▶ What to produce
Omit pictures and quote the listing below line by line, from its start through the line that holds "from matplotlib.lines import Line2D".

▶ Rows
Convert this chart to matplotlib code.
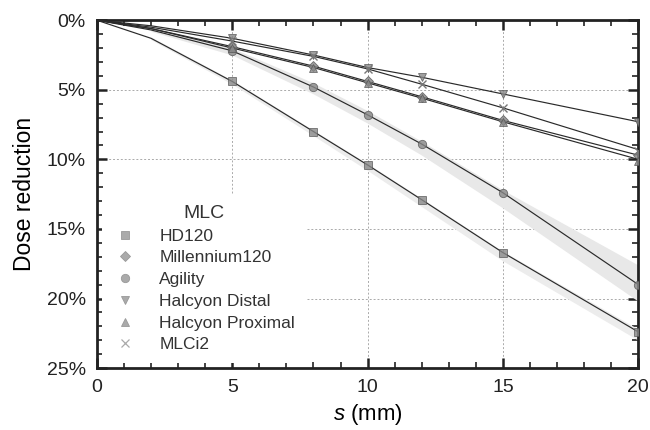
import matplotlib
matplotlib.use("Agg")
import matplotlib.pyplot as plt
from matplotlib.ticker import MultipleLocator, FuncFormatter
from matplotlib.lines import Line2D

plt.rcParams["font.family"] = ["Liberation Sans", "DejaVu Sans"]
plt.rcParams["mathtext.fontset"] = "custom"
plt.rcParams["mathtext.it"] = "Liberation Sans:italic"
plt.rcParams["mathtext.rm"] = "Liberation Sans"

# measured points (s in mm, dose reduction in %)
s_pts = [5, 8, 10, 12, 15, 20]
hd120 = [4.4, 8.0, 10.4, 12.9, 16.7, 22.4]
millennium120 = [1.9, 3.3, 4.4, 5.5, 7.2, 9.7]
agility = [2.2, 4.8, 6.8, 8.9, 12.4, 19.0]
halcyon_distal = [1.3, 2.5, 3.4, 4.1, 5.3, 7.3]
halcyon_proximal = [2.0, 3.4, 4.5, 5.6, 7.3, 10.1]
mlci2 = [1.5, 2.6, 3.5, 4.6, 6.3, 9.4]

# model curves through the origin
s_line = [0, 2, 5, 8, 10, 12, 15, 20]
hd120_line = [0, 1.3, 4.4, 8.0, 10.4, 12.9, 16.7, 22.4]
millennium120_line = [0, 0.6, 1.9, 3.3, 4.4, 5.5, 7.2, 9.7]
agility_line = [0, 0.7, 2.2, 4.8, 6.8, 8.9, 12.4, 19.0]
halcyon_distal_line = [0, 0.4, 1.3, 2.5, 3.4, 4.1, 5.3, 7.3]
halcyon_proximal_line = [0, 0.6, 2.0, 3.4, 4.5, 5.6, 7.3, 10.0]
mlci2_line = [0, 0.5, 1.5, 2.6, 3.5, 4.6, 6.3, 9.3]

# uncertainty bands
band_s = [2, 5, 8, 10, 12, 15, 20]
agility_lo = [0.6, 2.0, 4.5, 6.5, 8.7, 12.2, 17.6]
agility_hi = [0.8, 2.5, 5.3, 7.4, 9.7, 13.5, 20.2]
hd120_lo = [1.2, 4.3, 7.9, 10.3, 12.8, 16.6, 22.2]
hd120_hi = [1.4, 4.6, 8.3, 10.8, 13.4, 17.3, 23.0]

labels = ["HD120", "Millennium120", "Agility", "Halcyon Distal",
          "Halcyon Proximal", "MLCi2"]
markers = ["s", "D", "o", "v", "^", "x"]
pts = [hd120, millennium120, agility, halcyon_distal, halcyon_proximal, mlci2]
lines = [hd120_line, millennium120_line, agility_line, halcyon_distal_line,
         halcyon_proximal_line, mlci2_line]

fig = plt.figure(figsize=(6.5, 4.3), dpi=100)
ax = fig.add_axes([0.149, 0.144, 0.833, 0.809])

ax.fill_between(band_s, agility_lo, agility_hi, color="#e8e8e8", lw=0, zorder=1)
ax.fill_between(band_s, hd120_lo, hd120_hi, color="#ececec", lw=0, zorder=1)

for y in lines:
    ax.plot(s_line, y, color="#2a2a2a", lw=0.85, zorder=3)
for y, m in zip(pts, markers):
    if m == "x":
        ax.plot(s_pts, y, ls="none", marker=m, ms=6, mew=1.0,
                color="#777777", zorder=4)
    else:
        ax.plot(s_pts, y, ls="none", marker=m, ms=6 if m != "D" else 5,
                mfc="#888888", mec="#555555", mew=0.6, alpha=0.8, zorder=4)

ax.set_xlim(0, 20)
ax.set_ylim(25, 0)
ax.xaxis.set_major_locator(MultipleLocator(5))
ax.xaxis.set_minor_locator(MultipleLocator(1))
ax.yaxis.set_major_locator(MultipleLocator(5))
ax.yaxis.set_minor_locator(MultipleLocator(1))
ax.yaxis.set_major_formatter(FuncFormatter(lambda v, p: f"{v:.0f}%"))
ax.tick_params(which="both", direction="in", top=True, right=True,
               width=1.2, labelsize=14, colors="#222222")
ax.tick_params(which="major", length=7, width=1.8, pad=8)
ax.tick_params(which="minor", length=4)
for sp in ax.spines.values():
    sp.set_linewidth(2)
    sp.set_color("#222222")
ax.grid(True, which="major", ls=(0, (2, 2)), color="#aaaaaa", lw=0.7, zorder=0)
ax.set_axisbelow(True)

ax.set_xlabel(r"$s$ (mm)", fontsize=16, labelpad=4)
ax.set_ylabel("Dose reduction", fontsize=16.5, labelpad=8)

handles = []
for m in markers:
    if m == "x":
        h = Line2D([], [], ls="none", marker=m, ms=6, mew=0.9, color="#aaaaaa")
    else:
        h = Line2D([], [], ls="none", marker=m, ms=6 if m != "D" else 5,
                   mfc="#aaaaaa", mec="#999999", mew=0.6)
    handles.append(h)
leg = ax.legend(handles, labels, title="MLC", loc="lower left",
                bbox_to_anchor=(0.0, 0.0), fontsize=12.5, title_fontsize=14,
                frameon=True, framealpha=1, edgecolor="none", facecolor="white",
                borderaxespad=0.3, handletextpad=1.2, labelspacing=0.38,
                handlelength=1.5, borderpad=0.6)
leg.get_frame().set_linewidth(0)
leg.set_zorder(2)
for t in leg.get_texts():
    t.set_color("#333333")
leg.get_title().set_color("#333333")

fig.savefig("out.png", dpi=100)
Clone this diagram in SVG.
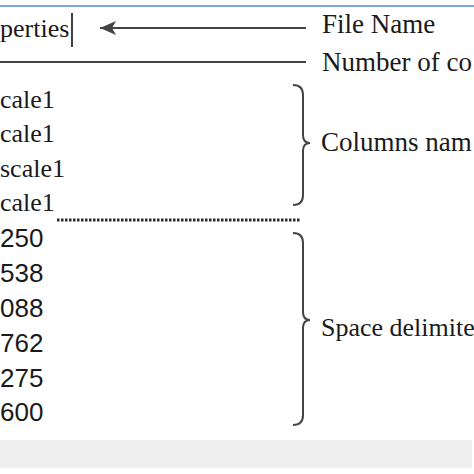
<svg xmlns="http://www.w3.org/2000/svg" width="474" height="474" viewBox="0 0 474 474">
<defs>
<style>
.serif{font-family:"Liberation Serif","Times New Roman",serif;font-size:26px;fill:#1a1a1a}
.lbl{font-family:"Liberation Serif","Times New Roman",serif;font-size:27px;fill:#1a1a1a}
.num{font-family:"Liberation Sans",Arial,sans-serif;font-size:26px;fill:#1a1a1a}
.ln{stroke:#444;stroke-width:2;fill:none}
.brace{stroke:#444;stroke-width:2;fill:none}
</style>
<marker id="ah" viewBox="0 0 16 14" refX="16" refY="7" markerWidth="16" markerHeight="14" markerUnits="userSpaceOnUse" orient="auto">
<path d="M16,7 L0,0 L4,7 L0,14 Z" fill="#444"/>
</marker>
</defs>
<rect width="474" height="474" fill="#fff"/>
<rect x="0" y="440" width="472" height="28" fill="#efefef"/>
<line x1="0" y1="6" x2="474" y2="6" stroke="#7aa7dc" stroke-width="2"/>

<g id="editor">
<text class="serif" x="0" y="37">perties</text>
<line x1="72" y1="13" x2="72" y2="47" stroke="#111" stroke-width="1.6"/>
<line class="ln" x1="0" y1="62" x2="306" y2="62"/>
<text class="serif" x="0" y="108">cale1</text>
<text class="serif" x="0" y="142">cale1</text>
<text class="serif" x="0" y="177">scale1</text>
<text class="serif" x="0" y="211">cale1</text>
<line x1="57" y1="220" x2="300" y2="220" stroke="#2a2a2a" stroke-width="3" stroke-dasharray="2.5,1.5"/>
<text class="num" x="0" y="247">250</text>
<text class="num" x="0" y="282">538</text>
<text class="num" x="0" y="317">088</text>
<text class="num" x="0" y="352">762</text>
<text class="num" x="0" y="387">275</text>
<text class="num" x="0" y="421">600</text>
</g>

<g id="file-name"><text class="lbl" x="322" y="33">File Name</text></g>
<g id="number-of-columns"><text class="lbl" x="322" y="71">Number of co</text></g>
<g id="columns-names"><text class="lbl" x="321" y="151">Columns nam</text></g>
<g id="space-delimited"><text class="lbl" x="321" y="336" style="font-size:26px">Space delimite</text></g>

<g id="connectors">
<line class="ln" x1="306" y1="28" x2="100" y2="28" marker-end="url(#ah)"/>
<path class="brace" d="M293,85 C300,85 303,88 303,95 L303,135 C303,140 305,143 310,143 C305,143 303,146 303,151 L303,195 C303,202 300,205 293,205"/>
<path class="brace" d="M293,233 C300,233 303,236 303,243 L303,312 C303,317 305,320 310,320 C305,320 303,323 303,328 L303,415 C303,422 300,425 293,425"/>
</g>
</svg>
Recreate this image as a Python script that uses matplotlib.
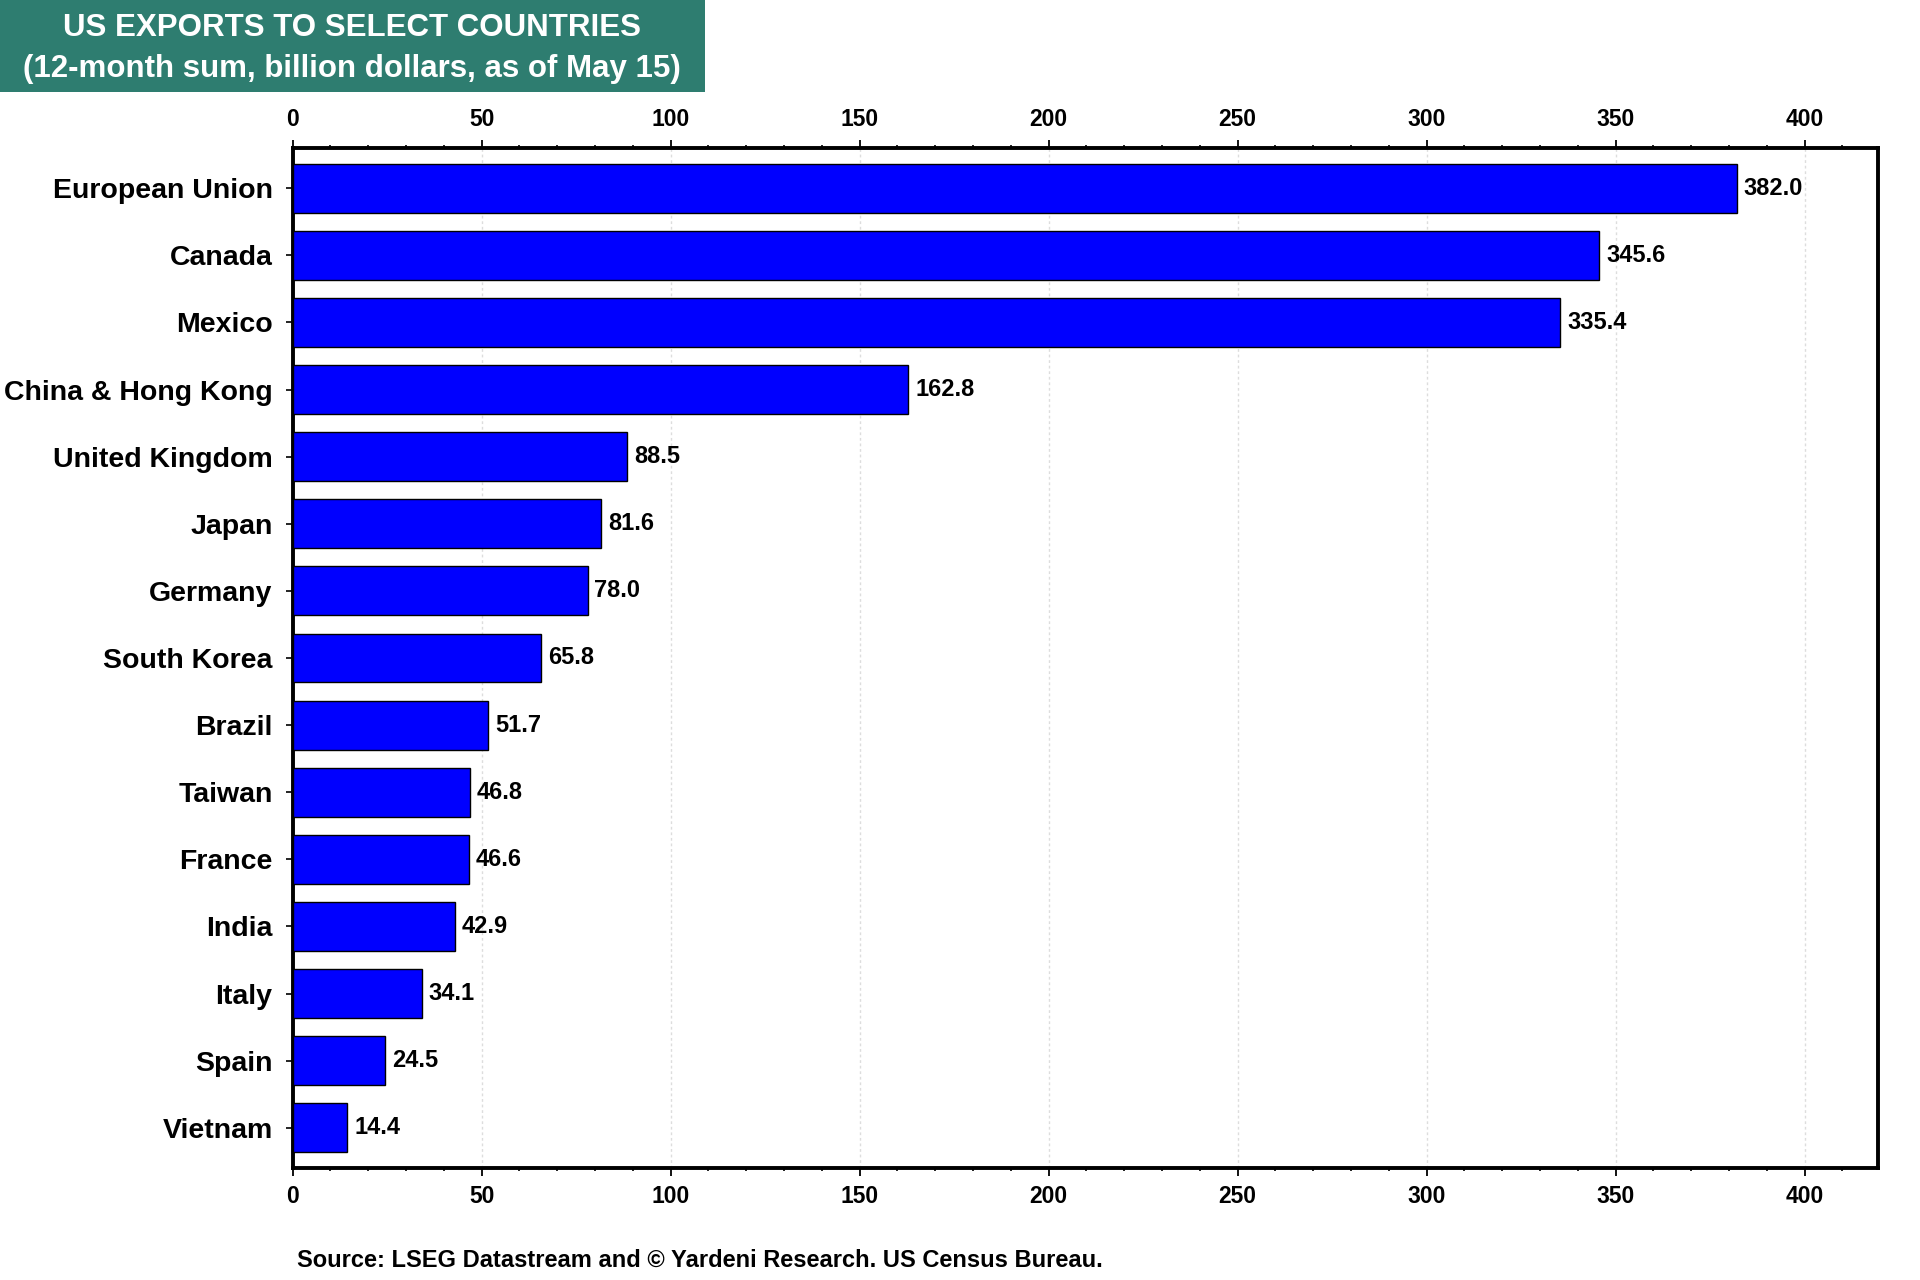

▶ Written answer
Convert this chart to matplotlib code.
import matplotlib
matplotlib.use("Agg")
import matplotlib.pyplot as plt
from matplotlib.ticker import MultipleLocator, FuncFormatter
from matplotlib.lines import Line2D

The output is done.